Saturday, February 4th, 2006

getting the lay of the collecting task

Saturday, February 4th, 2006

A lot of items exist on the Challenger and Columbia accidents on the Net. On the document side of things, collecting is going to be a matter of sorting through too much rather than having very little. As Columbia occurred recently, much of the news reporting was done on the Internet as well as print and television media and a surprising amount of it is still out there. Space enthusiasts have maintained an interest in Challenger and since they tend to be fairly tech-savvy, a great deal of documents in regards to Challenger have been digitized and placed here and there on the Net over the years. Not all of which has remained, unfortunately.

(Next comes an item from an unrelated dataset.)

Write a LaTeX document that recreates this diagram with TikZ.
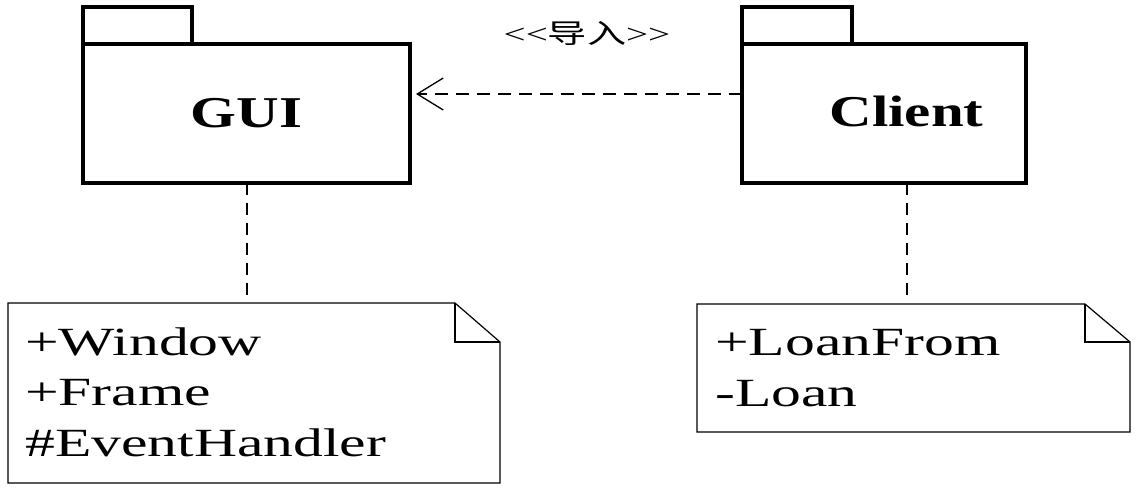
\documentclass[tikz,border=0pt]{standalone}
\usepackage{fontspec}
\usepackage{xcolor}
\usepackage{tikz}
\usetikzlibrary{arrows.meta,positioning}
\setmainfont{Liberation Serif}
\newfontfamily\notefont[FakeStretch=1.49]{Liberation Serif}
\newfontfamily\titlefont[FakeStretch=1.34]{Liberation Serif}
\newfontfamily\stereofont[FakeStretch=1.45]{Liberation Serif}
\newfontfamily\cjkfont[FakeStretch=1.45]{Noto Sans CJK SC}

\tikzset{
    pkgbody/.style={
        draw,
        line width=3.2pt,
        minimum height=139pt,
        inner sep=0pt,
        outer sep=0pt,
        font=\titlefont\bfseries\fontsize{44}{44}\selectfont
    },
    pkgtab/.style={
        draw,
        line width=3.2pt,
        minimum height=37pt,
        inner sep=0pt,
        outer sep=0pt,
        anchor=south west
    },
    notebox/.style={
        inner sep=0pt,
        outer sep=0pt
    },
    noteline/.style={
        line width=1.2pt
    },
    notetext/.style={
        anchor=base west,
        inner sep=0pt,
        font=\notefont\fontsize{40}{40}\selectfont
    },
    tieline/.style={
        line width=2pt,
        dash pattern=on 12pt off 8pt
    },
    importline/.style={
        line width=1.3pt,
        dash pattern=on 13pt off 8pt,
        -{Straight Barb[length=26pt,width=32pt,line width=1.3pt]}
    }
}

\begin{document}
\begin{tikzpicture}[x=1pt,y=-1pt]
                \useasboundingbox (0,0) rectangle (1137,488);

                % packages
                \node[pkgbody, minimum width=327pt] (guibody) at (246.5,113.5) {GUI};
                \node[pkgtab, minimum width=109pt] (guitab) at (guibody.north west) {};

                \node[pkgbody, minimum width=284pt] (clientbody) at (884,113.5) {};
                \node[pkgtab, minimum width=110pt] (clienttab) at (clientbody.north west) {};
                \node[font=\titlefont\bfseries\fontsize{44}{44}\selectfont, inner sep=0pt]
                    (clientname) at (906.5,111) {Client};

                % import dependency
                \draw[importline] ([yshift=19.5pt]clientbody.west) to ([xshift=6pt,yshift=19.5pt]guibody.east);
                \node[anchor=base, inner sep=0pt, font=\fontsize{27}{27}\selectfont]
                    (importlabel) at (587,43) {\stereofont<<\cjkfont 导入\stereofont>>};

                % notes
                \node[notebox, minimum width=492pt, minimum height=180pt] (guinote) at (254,393) {};
                \draw[noteline] (guinote.north west) -- ([xshift=-45pt]guinote.north east)
                    -- ([yshift=-39pt]guinote.north east) -- (guinote.south east)
                    -- (guinote.south west) -- cycle;
                \draw[noteline] ([xshift=-45pt]guinote.north east) |- ([yshift=-39pt]guinote.north east);

                \node[notebox, minimum width=433pt, minimum height=128pt] (clientnote) at (913.5,368) {};
                \draw[noteline] (clientnote.north west) -- ([xshift=-45pt]clientnote.north east)
                    -- ([yshift=-38pt]clientnote.north east) -- (clientnote.south east)
                    -- (clientnote.south west) -- cycle;
                \draw[noteline] ([xshift=-45pt]clientnote.north east) |- ([yshift=-38pt]clientnote.north east);

                \node[notetext] (guiwindow) at (25,355) {+Window};
                \node[notetext] (guiframe) at (25,405.5) {+Frame};
                \node[notetext] (guievent) at (25,456) {\#EventHandler};

                \node[notetext] (clientloanfrom) at (715,355) {+LoanFrom};
                \node[notetext] (clientloan) at (715,406) {-Loan};

                % note ties
                \draw[tieline, shorten >=7pt] (guibody.south) to (guibody.south |- guinote.north);
                \draw[tieline, shorten >=8pt] (clientname.center |- clientbody.south) to (clientname.center |- clientnote.north);

            \end{tikzpicture}
\end{document}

There is also an interesting subset of personal musings out there, about which I am of two minds about including. Both accidents have generated a number of hoaxes and conspiracy theories. I would like to include them as cultural artifacts as they say something about how people have responded to the accidents at the time and since. However, some relating to Columbia are anti-Semitic, because of the presence of an Israeli astronaut, Ilan Ramon, aboard the mission. There may also be some similar problems with Challenger and I just have not found them yet. I do not want to condone or appear to condone such views in any way, but they are a response to the disaster and I think the bad should be remembered along with the good.

interesting collecting project

Thursday, February 2nd, 2006

I was very impressed with the 9/11 site (http://911digital archive.org) and would like to do something similar. It does a very good job of combining and balancing the collection of personal artifacts (stories, images, etc) and documents while making the two sides seem like parts of a whole rather than segregated areas. I would like to do a project rather like that, including both document and personal sides, and if possible multimedia collections as well. Probably a bit ambitious for a first try, but I’d rather fail while daring greatly.
Topicwise, I would like to do it on the Challenger and Columbia accidents. The Challenger accident is my first memory of a nationally significant event and as a space enthusiast pretty much ever since, Columbia hit hard. So, it is a topic of both personal and historical interest. Challenger particularly hit the nation in a strong way, it was the first time the U.S. had lost a crew in flight. The presence of Christa McAuliffe, the first teacher in space, heightened the media and national interest at the time and since. There is a collecting site for Challenger by the Federation of American Scientists (FAS), but it is in rather bad shape. A number of the links are dead, including the one which led to personal stories. Columbia is still fairly recent in memory, and like 9/11, a lot of people created tribute images and multimedia in response to the accident. None of this has been centralized and some may have been lost already. The Columbia accident also had a rather widespread effect, the accident took place over land and many people in the Southwest, especially Texas, saw the accident as it happened, wound up with debris literally in their backyard, or helped search for debris. There are a lot of personal stories out there which are not collected and the memory at this point would still be fairly fresh.